Her LinkedIn profile states “I help brilliant women develop unshakeable confidence so they can make the impact they want without burning themselves out.” For Sophie a big part of confidence is having a really good felt sense our own boundaries: she says boundaries are not what keep people out but what allow us to feel safe enough to let people in. Burnout often results from internalising assumptions that we are not doing enough or we are not enough.
Sophie loves working with women: she believes women are key to helping us transform our ways of working and the world we are living in. “We need that embodiment of compassion, kindness, wisdom, and treating people like they matter.”
Sophie offers a range of courses and retreats. She says it is the people that make them so special. Her courses attract people who are already interested in how they create the conditions for themselves and others around them to thrive. Then she tries to create a place and a space where people can open up to who they are.
Sophie has always written (and read). She sees herself primarily as a teacher, and to her writing is just an alternative way of communicating. She doesn’t see a tension between her courses and her writing. She loves them both.
In Sophie’s December 2021 newsletter she includes a link to the Rosa Guayaba film Sawalmem. It asks “What is one word from your ancestral language which changed your life and that you can offer to the next generation to heal our relationship with the [natural] world?” Her own answer question to that question borrows from the Zen Buddhism tradition: “you have enough (as you are, right now).”
Sophie’s proudest achievement is working for herself for 12 years.

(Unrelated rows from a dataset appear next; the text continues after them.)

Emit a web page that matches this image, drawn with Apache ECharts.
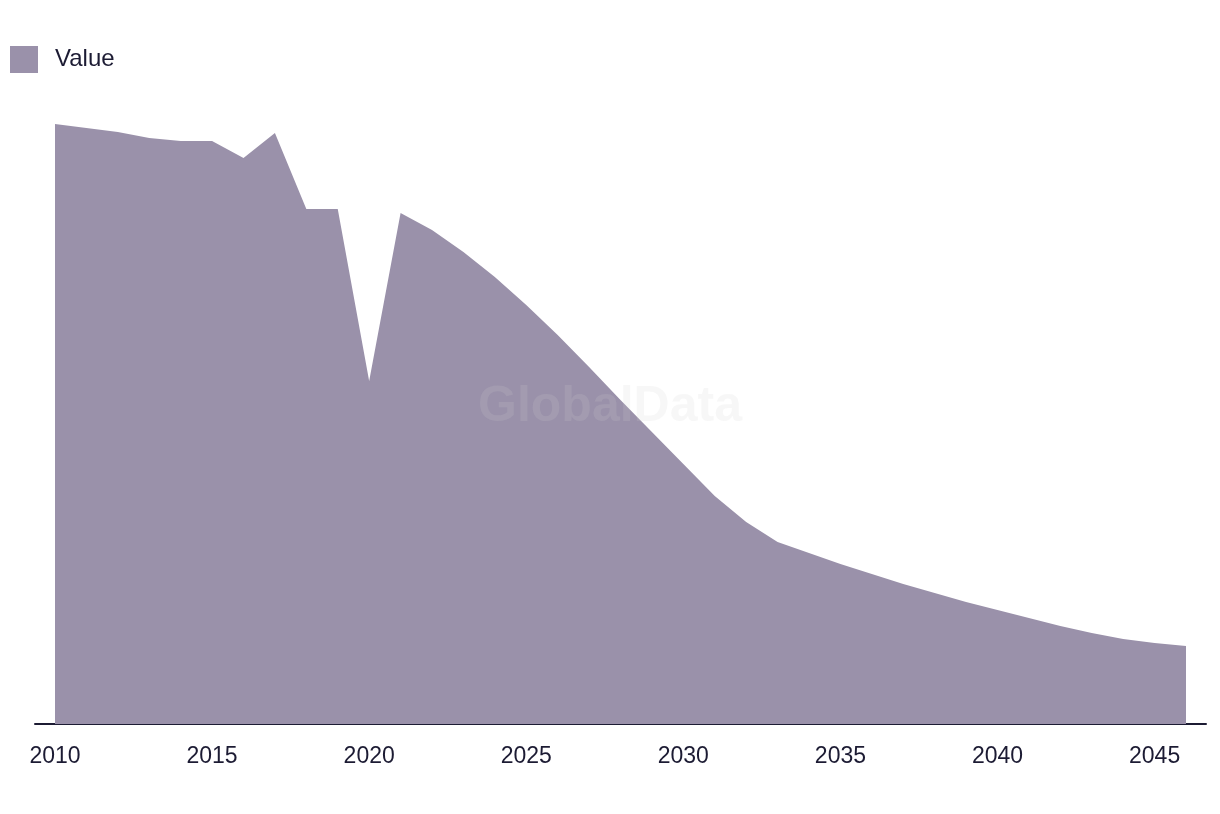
<!DOCTYPE html>
<html>
<head>
<meta charset="utf-8">
<script src="https://cdn.jsdelivr.net/npm/echarts@6/dist/echarts.min.js"></script>
<style>html,body{margin:0;padding:0;background:#fff;}#c{width:1220px;height:814px;}</style>
</head>
<body>
<div id="c"></div>
<script>
const years = [2010,2011,2012,2013,2014,2015,2016,2017,2018,2019,2020,2021,2022,2023,2024,2025,2026,2027,2028,2029,2030,2031,2032,2033,2034,2035,2036,2037,2038,2039,2040,2041,2042,2043,2044,2045,2046];
const values = [600,596,592,586,583,583,566,591,515,515,343,511,494,472,447,419,389,357,324,292,260,228,202,182,171,160,150,140,131,122,114,106,98,91,85,81,78];
const tickLabels = [2010,2015,2020,2025,2030,2035,2040,2045];
const seriesName = 'Value';

const textColor = '#1c1b33';
const chart = echarts.init(document.getElementById('c'));
chart.setOption({
  animation: false,
  backgroundColor: '#ffffff',
  legend: {
    data: [seriesName],
    left: 5, top: 41,
    icon: 'rect',
    itemWidth: 28, itemHeight: 27,
    textStyle: { color: textColor, fontSize: 24, fontFamily: 'Liberation Sans', padding: [0,0,0,12] }
  },
  grid: { left: 35, right: 14, top: 124, bottom: 90, containLabel: false },
  xAxis: {
    type: 'value',
    min: 2009.3634, max: 2046.6366,
    axisLine: { show: true, lineStyle: { color: textColor, width: 2 } },
    axisTick: { show: false },
    splitLine: { show: false },
    axisLabel: {
      customValues: tickLabels,
      color: textColor, fontSize: 23, fontFamily: 'Liberation Sans', margin: 21,
      formatter: v => String(v)
    }
  },
  yAxis: {
    type: 'value', min: 0, max: 600,
    show: false
  },
  graphic: [{
    type: 'text', left: 'center', top: 382, z: 100,
    style: { text: 'GlobalData', fontSize: 50, fontWeight: 'bold', fontFamily: 'Liberation Sans', fill: 'rgba(207,207,210,0.17)' }
  }],
  series: [{
    name: seriesName,
    type: 'line',
    data: years.map((y, i) => [y, values[i]]),
    symbol: 'none',
    lineStyle: { width: 0 },
    itemStyle: { color: '#9a91aa' },
    areaStyle: { color: '#9a91aa', opacity: 1 }
  }]
});
</script>
</body>
</html>
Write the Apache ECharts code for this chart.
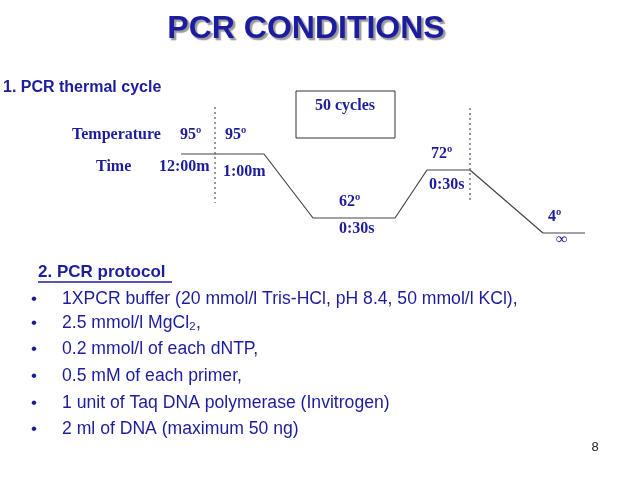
<!DOCTYPE html>
<html><head><meta charset="UTF-8">
<script src="https://cdn.jsdelivr.net/npm/echarts@6/dist/echarts.min.js"></script>
<style>html,body{margin:0;padding:0;background:#fff}#c{width:638px;height:478px}</style>
</head><body><div id="c"></div>
<script>
// profile vertices (slide pixel space)
var profileX = [181, 264, 313, 395, 427, 470, 543, 585];
var profileY = [154, 154, 218, 218, 170, 170, 233, 233];
var stepLabels = [
  ['95º', 180, 135], ['95º', 225, 135], ['12:00m', 159, 167], ['1:00m', 223, 172],
  ['62º', 339, 202], ['0:30s', 339, 229], ['72º', 431, 154], ['0:30s', 429, 185],
  ['4º', 548, 217], ['∞', 556, 240]
];
var protocol = [
  '1XPCR buffer (20 mmol/l Tris-HCl, pH 8.4, 50 mmol/l KCl),',
  '2.5 mmol/l MgCl₂,',
  '0.2 mmol/l of each dNTP,',
  '0.5 mM of each primer,',
  '1 unit of Taq DNA polymerase (Invitrogen)',
  '2 ml of DNA (maximum 50 ng)'
];
var protoY = [299, 323, 349, 376, 403, 429];

var blue = '#1c1c9e';
var serif = '"Liberation Serif", "DejaVu Serif", serif';
var sans = '"Liberation Sans", Arial, sans-serif';
var g = [];
function txt(t, x, y, font, extra) {
  var st = {text:t, font:font, fill:blue, verticalAlign:'middle'};
  for (var k in extra) st[k] = extra[k];
  g.push({type:'text', x:x, y:y, style:st});
}
txt('PCR CONDITIONS', 306, 29, 'bold 32px ' + sans, {align:'center', stroke:'#fff', lineWidth:0.6, textShadowColor:'#999', textShadowOffsetX:2, textShadowOffsetY:2, textShadowBlur:1});
txt('1. PCR thermal cycle', 3, 88, 'bold 16px ' + sans, {textShadowColor:'#aaa', textShadowOffsetX:1.5, textShadowOffsetY:1.5});
g.push({type:'rect', shape:{x:296, y:91, width:99, height:47}, style:{fill:'none', stroke:'#333', lineWidth:1}});
txt('50 cycles', 345, 106, 'bold 16px ' + serif, {align:'center'});
txt('Temperature', 72, 135, 'bold 16px ' + serif);
txt('Time', 96, 167, 'bold 16px ' + serif);
[[215, 107, 203], [470, 108, 203]].forEach(function(d){
  g.push({type:'line', shape:{x1:d[0], y1:d[1], x2:d[0], y2:d[2]}, style:{stroke:'#333', lineDash:[2,3], lineWidth:1}});
});
stepLabels.forEach(function(s){ txt(s[0], s[1], s[2], 'bold 16px ' + serif); });
txt('2. PCR protocol', 38, 272, 'bold 17px ' + sans, {textShadowColor:'#aaa', textShadowOffsetX:1.5, textShadowOffsetY:1.5});
g.push({type:'line', shape:{x1:38, y1:282, x2:172, y2:282}, style:{stroke:blue, lineWidth:1.5}});
protocol.forEach(function(t, i){
  txt('•', 31, protoY[i], '17px ' + sans);
  txt(t, 62, protoY[i], '17.6px ' + sans);
});
g.push({type:'text', x:595, y:447, style:{text:'8', font:'13px ' + sans, fill:'#222', align:'center', verticalAlign:'middle'}});

var chart = echarts.init(document.getElementById('c'));
chart.setOption({
  animation:false,
  grid:{left:0, right:0, top:0, bottom:0},
  xAxis:{type:'value', min:0, max:638, show:false},
  yAxis:{type:'value', min:0, max:478, inverse:true, show:false},
  series:[{type:'line', symbol:'none', lineStyle:{color:'#444', width:1.2},
    data:profileX.map(function(x, i){return [x, profileY[i]];})}],
  graphic:g
});
</script></body></html>
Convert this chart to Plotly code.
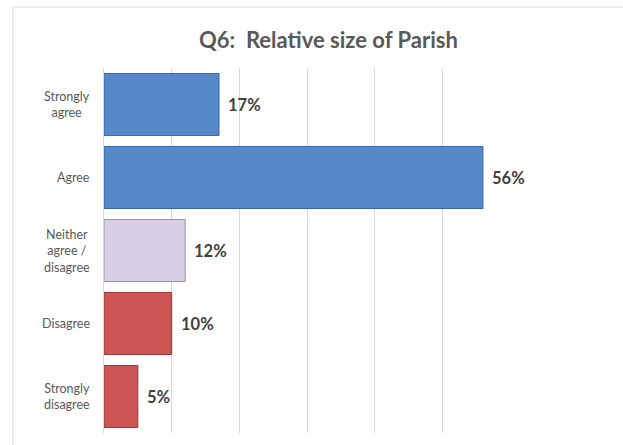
import plotly.graph_objects as go

categories = ["Strongly agree", "Agree", "Neither agree / disagree", "Disagree", "Strongly disagree"]
cat_labels = ["Strongly<br>agree", "Agree", "Neither<br>agree /<br>disagree", "Disagree", "Strongly<br>disagree"]
values = [0.17, 0.56, 0.12, 0.10, 0.05]
value_labels = ["17%", "56%", "12%", "10%", "5%"]
fill_colors = ["#5589C9", "#5589C9", "#D8CFE7", "#CD5553", "#CD5553"]
line_colors = ["#3A66A0", "#3A66A0", "#9A8DB3", "#943634", "#943634"]
x_ticks = [0, 0.1, 0.2, 0.3, 0.4, 0.5, 0.6]

FONT = "Lato"

fig = go.Figure()
fig.add_trace(go.Bar(
    y=categories, x=values, orientation="h",
    marker=dict(color=fill_colors, line=dict(color=line_colors, width=1)),
    hoverinfo="skip",
))

ann = []
for c, lab in zip(categories, cat_labels):
    ann.append(dict(xref="paper", yref="y", x=0, y=c, xshift=-12, xanchor="right",
                    align="center", text=lab, showarrow=False,
                    font=dict(family=FONT, size=12.5, color="#595959")))
for c, v, t in zip(categories, values, value_labels):
    ann.append(dict(xref="x", yref="y", x=v, y=c, xshift=7, xanchor="left",
                    text="<b>%s</b>" % t, showarrow=False,
                    font=dict(family=FONT, size=16.5, color="#404040")))
ann.append(dict(xref="paper", yref="paper", x=0.552, y=1.077, xanchor="center", yanchor="middle",
                text="<b>Q6:  Relative size of Parish</b>", showarrow=False,
                font=dict(family=FONT, size=22, color="#595959")))

fig.update_layout(
    width=623, height=445,
    margin=dict(l=104, r=113, t=68, b=12),
    paper_bgcolor="white", plot_bgcolor="white",
    showlegend=False,
    bargap=0.15,
    annotations=ann,
    xaxis=dict(range=[0, 0.6], tickvals=x_ticks, showticklabels=False, showgrid=True,
               gridcolor="#D9D9D9", gridwidth=1, zeroline=False, showline=False, fixedrange=True),
    yaxis=dict(categoryorder="array", categoryarray=categories, autorange="reversed",
               showticklabels=False, showgrid=False, zeroline=False,
               showline=True, linecolor="#D9D9D9", linewidth=1, fixedrange=True),
    shapes=[
        dict(type="line", xref="paper", yref="paper", x0=-0.224, x1=1.3, y0=1.167, y1=1.167,
             line=dict(color="#D9D9D9", width=1)),
        dict(type="line", xref="paper", yref="paper", x0=-0.224, x1=-0.224, y0=1.167, y1=-0.05,
             line=dict(color="#D9D9D9", width=1)),
    ],
)

fig.write_html("out.html")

It would have been easy to revert to strategy and operations in an organisation, but instead she allowed herself the time to develop a business around what she loved.
A lesson that Sophie has had to learn in her career is not to base her success criteria on the views of others. She now has the confidence to forge her own path, and is more discerning about whose opinion matters to her.
So many people have inspired Sophie on her journey, including Thich Nhat Hanh, Nancy Kline, Brene Brown, Tara Sophia Mohr. The common denominator is that they are all teachers that are working on being vulnerable and authentic. Equally she is inspired by everyone she listens to.
Sophie reads at least a book a week. She recommends that aspiring leaders don’t read books that promise to make you a better leader, but books that might make you a better human. She loves “The Anatomy of Peace” by the Arbinger Institute, also “Zen and the Art of Saving the Planet” by Thich Nhat Hanh. “The Way Out is In” (Plum Village) and “On Being” (Krista Tippett) are two of her favourite podcasts.
Sophie’s tries to live her life as an act of self-care. She doesn’t see self-care as a separate activity. In particular she doesn’t let herself get too busy.
Her advice to her 20-year-old self would be to stop looking outside herself for the things she will only find inside herself.